Two Postscripts to Barron Field in New South Wales: The Resurrection and the Great Seal

By and | 13 May 2024

Which brings us, finally, to our second postscript. In the second sonnet, Field describes the colony as ‘discordant’ yet ‘big with virtues,’ and as a landscape in which the scenes depicted in the Great Seal have been realised – rising habitations, a fort for their defence – before concluding with a line taken from Virgil’s Georgics – ‘So fairest Rome became’ – with the original Latin given in a footnote.1 The line cited here by Field is the very next line following the one that formed the motto on the Great Seal of New South Wales. He cites the next line very deliberately so as to cancel and surpass the existing citation of the line before. Not Etruria, but Rome. Not New South Wales, but Australia. Not the allegory of emancipist labour, but the literature of Romantic irony. Not the art of forgers and the poetry of convicts, but an aesthetics of legitimate and liberal settlement. Not the closed economic circularity of coinage and seals, but an enduring and four-square declaration of idealised enlightenment origins in the disinterested ‘pursuit of knowledge.’ Not makeshift accommodations with Aboriginal people, but a program of extermination. For the colony to rise like Christ it had first, in its existing form, to be declared legally dead, and so placed definitively under erasure, felony attaint.

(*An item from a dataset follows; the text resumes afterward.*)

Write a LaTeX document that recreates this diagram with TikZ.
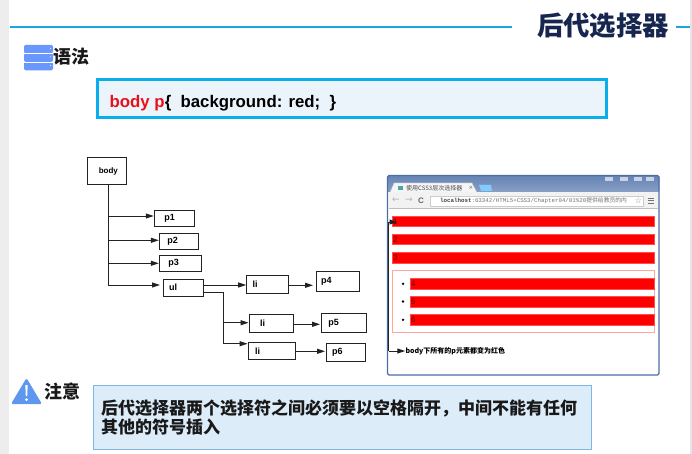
\documentclass[tikz,border=0pt]{standalone}
\usepackage{fontspec}
\setmainfont{Liberation Sans}
\newfontfamily\cjk{Noto Sans CJK SC}
\newfontfamily\dejavu{DejaVu Sans}
\newfontfamily\lmono{Liberation Mono}
\usetikzlibrary{arrows.meta}
\definecolor{linkblue}{HTML}{1FA3DF}
\definecolor{framecyan}{HTML}{0AAEEA}
\definecolor{codefill}{HTML}{EBF4FB}
\definecolor{titleink}{HTML}{17264F}
\definecolor{iconblue}{HTML}{6A97FB}
\definecolor{warnblue}{HTML}{5E98EE}
\definecolor{notefill}{HTML}{DCECF9}
\definecolor{noteline}{HTML}{7FB6E3}
\definecolor{winframe}{HTML}{4A6DA7}
\definecolor{treeink}{HTML}{222222}
\newcommand{\fs}[1]{\fontsize{#1}{#1}\selectfont}
\tikzset{
  treebox/.style={draw=treeink,line width=1pt,inner sep=0pt,align=left,font=\fs{9}\bfseries},
  tree/.style={draw=treeink,line width=1pt},
  treearrow/.style={tree,-{Stealth[length=8pt,width=5pt,inset=0pt]}},
  redbar/.style={fill=red,draw=red!70!white,line width=0.6pt},
  barnum/.style={font=\fs{8},text=red!45!black,inner sep=0pt,anchor=west},
  cjklabel/.style={font=\cjk\bfseries\fs{18},text=black!90,inner sep=0pt}
}
\newcommand{\tb}[7]{%
  \pgfmathsetmacro{\tbw}{#4-#2}\pgfmathsetmacro{\tbh}{#5-#3}%
  \pgfmathsetmacro{\tbx}{(#4+#2)/2}\pgfmathsetmacro{\tby}{(#5+#3)/2}%
  \node[treebox,text width=\tbw pt,minimum height=\tbh pt] (#1) at (\tbx,\tby) {\hspace*{#6pt}\raisebox{-2pt}{#7}};}
\begin{document}
\begin{tikzpicture}[x=1pt,y=-1pt]
\useasboundingbox (0,0) rectangle (692,454);
\fill[white] (0,0) rectangle (692,454);
% page edges
\fill[black!7] (0,0) rectangle (9,454);
\fill[black!10] (690,0) rectangle (692,454);
% heading
\draw[linkblue,line width=1.2pt] (10,27) -- (512,27);
\draw[linkblue,line width=1.2pt] (676,27) -- (690,27);
\node[font=\cjk\bfseries\fs{26.4},text=titleink,inner sep=0pt] (title) at (603,26) {后代选择器};
% syntax icon
\foreach \yy in {45,53.5,62}{\fill[iconblue,rounded corners=1.5pt] (24,\yy) rectangle (53,\yy+8.5);
  \fill[white] (50.5,\yy+3.5) circle (0.5);}
\draw[white,line width=0.4pt] (24,53.5) -- (53,53.5) (24,62) -- (53,62);
\node[cjklabel,anchor=west] (syntax) at (53,57) {语法};
% code box
\node[draw=framecyan,fill=codefill,line width=3.6pt,minimum width=509pt,minimum height=38pt,inner sep=0pt] (code) at (352,98.5) {};
\node[font=\bfseries\fs{16.8},anchor=west,inner sep=0pt] (codetext) at (109.5,103) {\textcolor[HTML]{E8101A}{body p}\{\ \ background: red;\ \ \}};
% tree
\tb{body}{87.3}{158}{126.7}{184.7}{11.5}{\fs{8}body}
\tb{p1}{154.3}{210.7}{194.3}{226.3}{10}{p1}
\tb{p2}{159.3}{233.3}{198.7}{249.3}{8}{p2}
\tb{p3}{159.3}{255.3}{201.3}{271.7}{9}{p3}
\tb{ul}{163}{279.3}{203}{296}{6}{ul}
\tb{li1}{246.7}{275}{288.7}{293.7}{6}{li}
\tb{p4}{316}{271.7}{359.3}{291.3}{5}{p4}
\tb{li2}{249}{314.7}{293}{332.3}{11}{li}
\tb{p5}{321.3}{313.7}{366.3}{332.7}{7}{p5}
\tb{li3}{248}{342.7}{295}{359}{7}{li}
\tb{p6}{326}{343.7}{365.3}{361.7}{6}{p6}
\coordinate (jp1) at (108,216);
\coordinate (jp2) at (108,240.3);
\coordinate (jp3) at (108,263.3);
\coordinate (jul) at (108,285);
\coordinate (ulend) at (160,285);
\draw[tree] (body.south -| jul) -- (jul);
\draw[treearrow] (jp1) -- (jp1 -| p1.west);
\draw[treearrow] (jp2) -- (jp2 -| p2.west);
\draw[treearrow] (jp3) -- (jp3 -| p3.west);
\draw[treearrow] (jul) -- (ulend);
\coordinate (uli1) at (203,285);
\draw[treearrow] (uli1) -- (uli1 -| li1.west);
\coordinate (lp4) at (288.7,285.3);
\coordinate (lp4e) at (313,285.3);
\draw[treearrow] (lp4) -- (lp4e);
\coordinate (ulb) at (203,292.7);
\coordinate (uld) at (223,292.7);
\coordinate (jli2) at (223,322.7);
\coordinate (jli3) at (223,343.7);
\draw[tree] (ulb) -- (uld) -- (jli3);
\draw[treearrow] (jli2) -- (jli2 -| li2.west);
\draw[treearrow] (jli3) -- (jli3 -| li3.west);
\coordinate (lp5) at (293,324.3);
\coordinate (lp5e) at (320,324.3);
\draw[treearrow] (lp5) -- (lp5e);
\coordinate (lp6) at (295,351.3);
\coordinate (lp6e) at (325,351.3);
\draw[treearrow] (lp6) -- (lp6e);
% browser window
\fill[white] (387.5,175.5) rectangle (659,375);
\fill[rounded corners=1.5pt,top color=winframe!85,bottom color=winframe!65!white] (387.5,175.5) rectangle (659,192);
\filldraw[draw=black!25,fill=black!4,line width=0.3pt] (390,192.5) -- (394,183) -- (472,183) -- (477,192.5) -- cycle;
\fill[black!5] (388.5,192) rectangle (658,208);
\draw[black!25,line width=0.4pt] (388.5,208) -- (658,208);
\fill[blue!40!cyan!50] (479,185) -- (491,185) -- (492,191) -- (481,191) -- cycle;
\fill[green!50!blue!70] (398,186) rectangle (403,190.5);
\node[font=\cjk\fs{6},text=black!70,inner sep=0pt,anchor=west] (tabtitle) at (406,187.8) {使用CSS3层次选择器};
\node[font=\dejavu\fs{5.5},text=black!60,inner sep=0pt] (tabx) at (471,188) {×};
\node[font=\dejavu\fs{9},text=black!30,inner sep=0pt] (back) at (396,200.5) {←};
\node[font=\dejavu\fs{9},text=black!30,inner sep=0pt] (fwd) at (409,200.5) {→};
\node[font=\bfseries\fs{8},text=black!60,inner sep=0pt] (reload) at (421,200.5) {C};
\filldraw[draw=black!20,fill=white,line width=0.4pt] (430,196) rectangle (643,206);
\node[font=\fs{5.8},text=black!55,inner sep=0pt,anchor=west] (url) at (440,200.8) {{\lmono\bfseries\color{black!75}localhost}{\lmono:63342/HTML5+CSS3/Chapter04/01\%20}{\cjk 提供给教员的内}};
\node[font=\dejavu\fs{8},text=black!45,inner sep=0pt] (star) at (638.5,200.5) {☆};
\draw[black!55,line width=0.7pt] (648,198) -- (654,198) (648,200.5) -- (654,200.5) (648,203) -- (654,203);
\foreach \xx in {609,624,638,650}{\fill[white!70!winframe] (\xx-4,177) rectangle (\xx+4,181.5);}
\draw[winframe,line width=1.2pt,rounded corners=1.5pt] (387.5,175.5) rectangle (659,375);
% page content
\foreach \yy/\nn in {216/1,234/2,252.3/3}{
  \filldraw[redbar] (392.3,\yy) rectangle (654,\yy+10.7);
  \node[barnum] at (393,\yy+5.4) {\nn};}
\draw[red!35!white,line width=0.7pt] (392,270.3) rectangle (654.3,332.7);
\foreach \yy/\nn in {278.3/4,296/5,314.3/6}{
  \filldraw[redbar] (410,\yy) rectangle (654,\yy+11);
  \fill[black] (403,\yy+5.5) circle (1.3);
  \node[barnum] at (411,\yy+5.5) {\nn};}
% callout
\coordinate (noteline) at (388.5,222);
\coordinate (notecorner) at (388.5,351);
\coordinate (notetip) at (397.5,222);
\node[font=\cjk\bfseries\fs{7},inner sep=0pt,anchor=west] (bodynote) at (405.3,351) {body下所有的p元素都变为红色};
\draw[tree] (noteline) -- (notecorner);
\draw[treearrow] (noteline) -- (notetip);
\draw[treearrow] (notecorner) -- (bodynote.west);
% warning
\fill[warnblue,rounded corners=1.5pt] (26.5,378) -- (42,404) -- (11,404) -- cycle;
\fill[white] (25.3,385) -- (27.7,385) -- (27.2,396) -- (25.8,396) -- cycle;
\fill[white] (26.5,399.5) circle (1.5);
\node[cjklabel,anchor=west] (notice) at (44,391) {注意};
% note box
\node[draw=noteline,fill=notefill,line width=1pt,minimum width=498pt,minimum height=64pt,inner sep=0pt] (note) at (342,417) {};
\node[font=\cjk\bfseries\fs{17},text=black!90,inner sep=0pt,anchor=west] (line1) at (101,408) {后代选择器两个选择符之间必须要以空格隔开，中间不能有任何};
\node[font=\cjk\bfseries\fs{17},text=black!90,inner sep=0pt,anchor=west] (line2) at (101,427) {其他的符号插入};
\end{tikzpicture}
\end{document}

Field’s dialectics of colonialism repeatedly cycled through this sequence of erasures: cancellation-of-the-existent; self-conscious-catachresis; auto-cancellation. These colonial operations depended on installing a resistance to literality: the ‘literal’ aspects of the territory (which encompasses both the flowers as well as the science that purports to know them) came to be figured by Field as already-fantastic (that is, swarming with fairies and poetry) in order to establish a polity for which facts – above all those of dispossession and punishment – were no longer determining constraints for political action. Once such a transmogrification was accomplished, the projected settlers-to-come might manage to conceive and build a new polity – a new kind of polity – in the no-longer foreign land on the grounds not only of reality but also of the poetic imagination itself. This resurrection – the real first fruits of a Christian civilisation – would entail effacing all the images of convict possession and Indigenous dispossession, and it would require the transumption of medallions and seals into an everlasting brass memorial fixed between land and sea, bolted to the coastal stones and equally unloosed into the mobility of print publication. It was a powerfully modernising operation, and one that allows Field to be identified, we want to propose, as the first legislator of whatever modernity would eventually turn out to be in that poetically framed nation called ‘Australia.’

  1. Ford & Clemens, Barron Field, pp. 148-151.